CSU-Chef Markus Söder plädierte für Überlegungen, „wie eine stärkere Rückführung in die syrische Heimat vieler Menschen möglich ist“. Der innenpolitische Sprecher der Unions-Bundestagsfraktion, Alexander Throm (CDU), sagte dem „Handelsblatt“, die Lage in Syrien habe sich nach Assads Sturz „grundlegend geändert“. Es gelte nun „zu prüfen, ob der Schutzstatus nicht entfällt.“
Eine Sprecherin des Bundesinnenministeriums verwies darauf, dass der Schutzstatus für Geflohene in Deutschland dann widerrufen werden könne, wenn sich die Lage im Herkunftsland „dauerhaft“ verbessert habe – „also nicht nur kurzfristig“. Sie fügte hinzu: „Wir müssen uns darauf verlassen können, dass diese Veränderungen von Dauer sind.“
Das Auswärtige Amt erklärte, dass es für eine solche Einschätzung noch zu früh sei. Die Lage in Syrien sei derzeit noch „viel zu dynamisch“, sagte ein Sprecher. „Ob diese neue Lage im Ergebnis zu neuen Flüchtlingsbewegungen führt oder ob sich im Gegenteil bei einer Stabilisierung der Lage für Vertriebene und Geflüchtete langfristig die Möglichkeit eröffnet, in ihre Heimat zurückzukehren, das wird sich zeigen.“
Der Außenamtssprecher kündigte an, das Ministerium werde den Asyllagebericht aktualisieren, der dem Bamf als Entscheidungshilfe für Asylgesuche dient. Angesichts der unklaren Lage in Syrien sei das aber erst möglich, „sobald sich der Staub ein wenig legt“.
Bundesinnenministerin Faeser warnte davor, jetzt schon eine Debatte über den künftigen Umgang mit syrischen Schutzsuchenden zu führen. Wegen der vielen offenen Fragen seien „konkrete Rückkehrmöglichkeiten im Moment noch nicht vorhersehbar, und es wäre unseriös, in einer so volatilen Lage darüber zu spekulieren“, erklärte sie. Die weitere Bewertung des Schutzstatus für Syrer in Deutschland hänge „von der weiteren Entwicklung in Syrien ab.“ Auch Vertreter von Grünen und Linken warnte vor derartigen Debatten.
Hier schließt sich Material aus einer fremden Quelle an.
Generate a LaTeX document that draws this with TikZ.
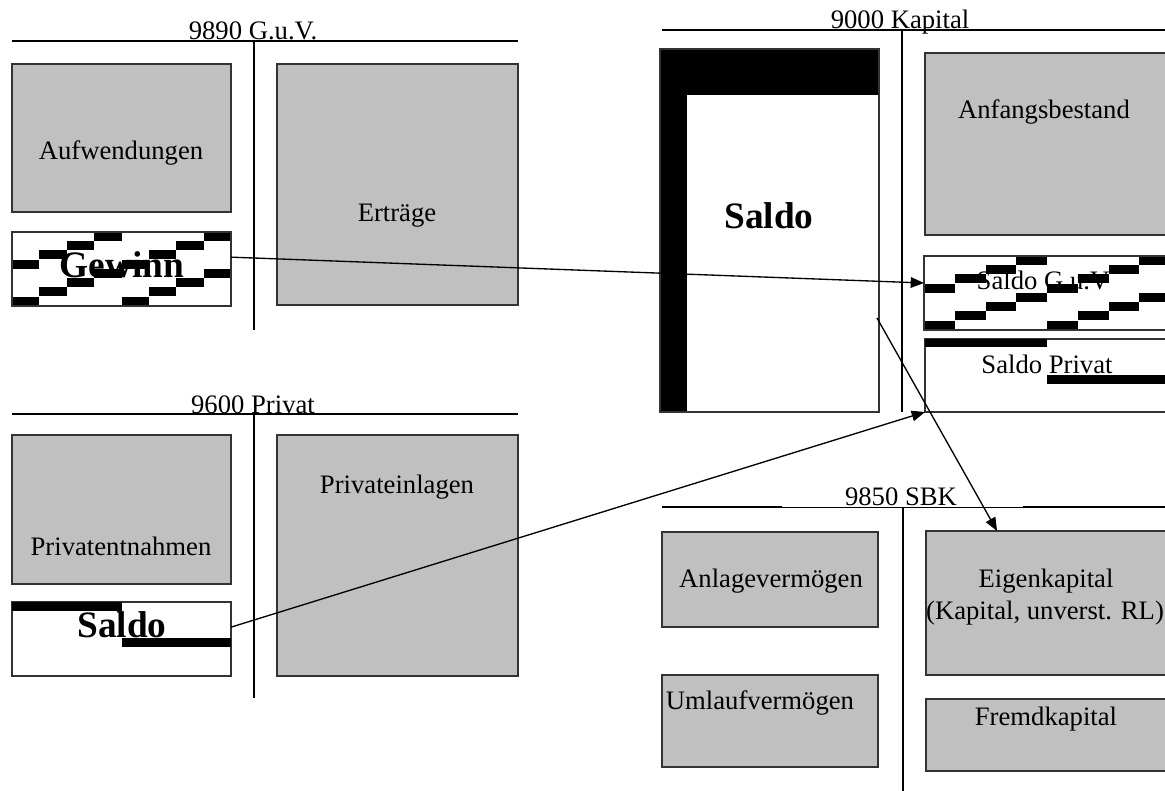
\documentclass[tikz,border=0pt]{standalone}
\usepackage{fontspec}
\setmainfont{Liberation Serif}
\usetikzlibrary{arrows.meta,calc,fit}
\definecolor{boxgray}{HTML}{C0C0C0}
\newcommand\stairpattern[5]{%
  \foreach \c in {0,...,#5}{%
    \pgfmathtruncatemacro\rr{mod(403-\c,4)}%
    \fill (#1+\c*#3, #2+\rr*#4) rectangle ++(#3, 0.97*#4);
    \fill (#1+\c*#3, #2+\rr*#4+4*#4) rectangle ++(#3, 0.97*#4);
  }}
\begin{document}
\begin{tikzpicture}[x=0.75pt,y=-0.75pt,
  box/.style={draw=black!80, line width=0.8pt, inner sep=0pt, outer sep=0pt},
  graybox/.style={box, fill=boxgray},
  whitebox/.style={box, fill=white},
  tline/.style={line width=1.2pt},
  lbl/.style={font=\fontsize{20}{24}\selectfont, anchor=base, inner sep=0pt},
  blbl/.style={font=\fontsize{28}{32}\selectfont\bfseries, anchor=base, inner sep=0pt},
  conn/.style={line width=1pt, -{Triangle[length=10pt,width=8pt]}}]
\useasboundingbox (0,0) rectangle (1165,791);
\clip (0,0) rectangle (1165,791);

% ---- T-account lines
\draw[tline] (12,41) -- (518,41);
\draw[tline] (254,41) -- (254,330);
\draw[tline] (12,414) -- (518,414);
\draw[tline] (254,414) -- (254,698);
\draw[tline] (662,30) -- (1170,30);
\draw[tline] (902,30) -- (902,412);
\draw[tline] (662,507) -- (782,507);
\draw[line width=0.5pt] (782,507) -- (1023,507);
\draw[tline] (1023,507) -- (1170,507);
\draw[tline] (903,507) -- (903,795);

% ---- boxes
\node[graybox, fit={(12,64)(231,212)}] (aufw) {};
\node[graybox, fit={(277,64)(518,305)}] (ertr) {};
\node[whitebox, fit={(12,232)(231,306)}] (gewinn) {};
\node[whitebox, fit={(660,49)(879,412)}] (bigsaldo) {};
\node[graybox, fit={(925,53)(1172,235)}] (anfang) {};
\node[whitebox, fit={(924,256)(1172,330)}] (sguv) {};
\node[whitebox, fit={(925,339)(1172,412)}] (spriv) {};
\node[graybox, fit={(12,435)(231,584)}] (entn) {};
\node[whitebox, fit={(12,602)(231,676)}] (psaldo) {};
\node[graybox, fit={(277,435)(518,676)}] (einl) {};
\node[graybox, fit={(662,532)(878,627)}] (anlage) {};
\node[graybox, fit={(662,675)(878,767)}] (umlauf) {};
\node[graybox, fit={(926,531)(1172,675)}] (eigen) {};
\node[graybox, fit={(926,699)(1172,771)}] (fremd) {};

% ---- patterns
\begin{scope}
  \clip (gewinn.north west) rectangle (gewinn.south east);
  \stairpattern{12}{232}{27.4}{9.25}{8}
\end{scope}
\draw[box] (gewinn.north west) rectangle (gewinn.south east);
\begin{scope}
  \clip (sguv.north west) rectangle (sguv.south east);
  \stairpattern{924}{256}{30.75}{9.25}{8}
\end{scope}
\draw[box] (sguv.north west) rectangle (sguv.south east);
\fill (spriv.north west) rectangle (1047,347.5);
\fill (1047,375) rectangle (1172,384);
\fill (psaldo.north west) rectangle (122,611);
\fill (122,638) rectangle (psaldo.east |- 0,647);
\fill (bigsaldo.north west) rectangle ($(bigsaldo.north east)+(0,46)$);
\fill (bigsaldo.north west) rectangle ($(bigsaldo.south west)+(27,0)$);
\draw[box] (bigsaldo.north west) rectangle (bigsaldo.south east);

% ---- texts
\node[lbl] (tguv) at (253,40) {9890 G.u.V.};
\node[lbl] (tpriv) at (253,414) {9600 Privat};
\node[lbl] (tkap) at (900,29) {9000 Kapital};
\node[lbl] (tsbk) at (901,506) {9850 SBK};
\node[lbl] (xaufw) at (121,160) {Aufwendungen};
\node[lbl] (xertr) at (397,222) {Erträge};
\node[blbl] (xgew) at (122,278) {Gewinn};
\node[blbl] (xsaldo) at (769,229) {Saldo};
\node[lbl] (xanf) at (1044,119) {Anfangsbestand};
\node[lbl] (xsguv) at (1043,290) {Saldo G.u.V};
\node[lbl] (xspriv) at (1047,374) {Saldo Privat};
\node[lbl] (xentn) at (121,556) {Privatentnahmen};
\node[lbl] (xeinl) at (397,494) {Privateinlagen};
\node[blbl] (xpsaldo) at (122,638) {Saldo};
\node[lbl] (xanl) at (771,588) {Anlagevermögen};
\node[lbl] (xuml) at (760,710) {Umlaufvermögen};
\node[lbl] (xeig1) at (1046,588) {Eigenkapital};
\node[lbl] (xeig2) at (1045,620) {(Kapital, unverst. RL)};
\node[lbl] (xfremd) at (1046,725) {Fremdkapital};

% ---- connectors
\draw[conn] ($(gewinn.north east)!0.34!(gewinn.south east)$) -- ($(sguv.north west)!0.365!(sguv.south west)$);
\draw[conn] ($(psaldo.north east)!0.34!(psaldo.south east)$) -- (spriv.south west);
\draw[conn] ($(bigsaldo.north east)!0.741!(bigsaldo.south east)+(-2,0)$) -- ($(eigen.north west)!0.289!(eigen.north east)$);
\end{tikzpicture}
\end{document}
Unionsfraktionsvize Jens Spahn (CDU) schlug vor, dass die Bundesregierung in einem ersten Schritt Anreize zur freiwilligen Rückkehr nach Syrien setzt. „Wie wäre es, wenn die Bundesregierung sagt: Jeder, der zurück will nach Syrien, für den chartern wir Maschinen, der bekommt ein Startgeld von 1000 Euro“, sagte Spahn den Sendern RTL und ntv.
Eine Sprecherin des Bundesinnenministeriums wies darauf hin, dass es bereits seit 2017 die Möglichkeit gibt, dass Schutzsuchende bei einer freiwilligen Rückkehr in ihr Herkunftsland finanzielle Unterstützung durch den Bund bekommen.
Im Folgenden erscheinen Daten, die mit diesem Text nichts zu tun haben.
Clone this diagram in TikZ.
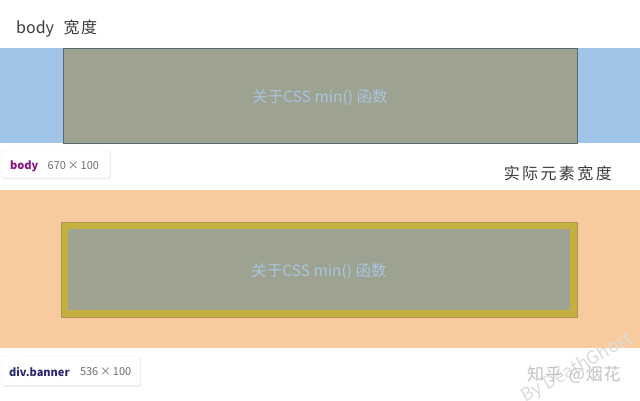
\documentclass[tikz,border=0pt]{standalone}
\usepackage{fontspec}
\setmainfont{Noto Sans CJK SC}
\newfontfamily\cjk{Noto Sans CJK SC}
\usetikzlibrary{shadows}
\definecolor{bandblue}{RGB}{160,196,232}
\definecolor{boxgray}{RGB}{158,163,145}
\definecolor{boxedge}{RGB}{90,105,110}
\definecolor{bandorange}{RGB}{248,203,158}
\definecolor{yborder}{RGB}{196,176,64}
\definecolor{yedge}{RGB}{168,150,80}
\definecolor{labelblue}{RGB}{168,196,224}
\definecolor{textgray}{RGB}{60,60,60}
\definecolor{tagpurple}{RGB}{136,18,128}
\definecolor{tagnavy}{RGB}{40,40,110}
\definecolor{dimgray}{RGB}{110,110,110}
\definecolor{wmgray}{RGB}{195,195,195}
\tikzset{
  caption/.style={font=\cjk\fontsize{16}{18}\selectfont, text=textgray, inner sep=0pt},
  centertext/.style={font=\cjk\fontsize{15.5}{17}\selectfont, text=labelblue, inner sep=0pt},
  tipbox/.style={fill=white, draw=black!8, rounded corners=2pt, drop shadow={opacity=0.18, shadow xshift=0.5pt, shadow yshift=-1pt}},
  tiptext/.style={font=\cjk\fontsize{11}{13}\selectfont, inner sep=0pt, anchor=west},
}
\begin{document}
\begin{tikzpicture}[x=1pt,y=-1pt]
\useasboundingbox (0,0) rectangle (640,400);
\fill[white] (0,0) rectangle (640,400);
% top band
\fill[bandblue] (0,48) rectangle (640,143);
\node[draw=boxedge, line width=0.7pt, fill=boxgray, minimum width=514pt, minimum height=95pt, inner sep=0pt] (body) at (320,95.5) {};
\node[centertext] (t1) at (320,97) {关于CSS min() 函数};
\node[caption, anchor=west] (cap1) at (16,29) {body\hspace{0.6em}宽\hspace{0.1em}度};
% body tooltip
\node[tipbox, minimum width=108pt, minimum height=29pt, inner sep=0pt] (tip1) at (56,163.5) {};
\node[tiptext, text=tagpurple] (tip1a) at (10,166) {\textbf{body}};
\node[tiptext, text=dimgray] (tip1b) at ([xshift=9pt]tip1a.east) {670\,×\,100};
% second band
\fill[bandorange] (0,190) rectangle (640,348);
\node[caption, anchor=east] (cap2) at (612,173) {实\hspace{0.15em}际\hspace{0.15em}元\hspace{0.15em}素\hspace{0.15em}宽\hspace{0.15em}度};
\node[draw=yedge, line width=0.8pt, fill=yborder, minimum width=516pt, minimum height=95pt, inner sep=0pt] (banner) at (319,269.5) {};
\node[fill=boxgray, minimum width=502pt, minimum height=81pt, inner sep=0pt] (inner) at (319,269.5) {};
\node[centertext] (t2) at (319,271) {关于CSS min() 函数};
% banner tooltip
\node[tipbox, minimum width=138pt, minimum height=29pt, inner sep=0pt] (tip2) at (71,371) {};
\fill[white] (11,357) -- (17,351) -- (23,357) -- cycle;
\node[tiptext, text=tagnavy] (tip2a) at (9,372) {\textbf{div.banner}};
\node[tiptext, text=dimgray] (tip2b) at ([xshift=10pt]tip2a.east) {536\,×\,100};
% watermark
\node[font=\fontsize{18}{20}\selectfont, text=wmgray!60, rotate=29, inner sep=0pt] (wm2) at (577,368) {By DeathGhost};
\node[font=\cjk\fontsize{17}{19}\selectfont, text=wmgray, anchor=west, inner sep=0pt] (wm1) at (527,375) {知\hspace{0.05em}乎\hspace{0.4em}@\hspace{0.05em}烟\hspace{0.05em}花};
\end{tikzpicture}
\end{document}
Der Präsident des Deutschen Landkreistages, Achim Brötel, warnte unterdessen vor einer Fluchtbewegung von Assad-Anhängern nach Europa und Deutschland. „Wir müssen auf jeden Fall verhindern, dass Unterstützer des alten Regimes jetzt auch noch ihren Weg nach Deutschland finden, sodass dann mitten unter uns die Täter womöglich auf die Familien ihrer Opfer treffen“, sagte Brötel der „Rheinischen Post“.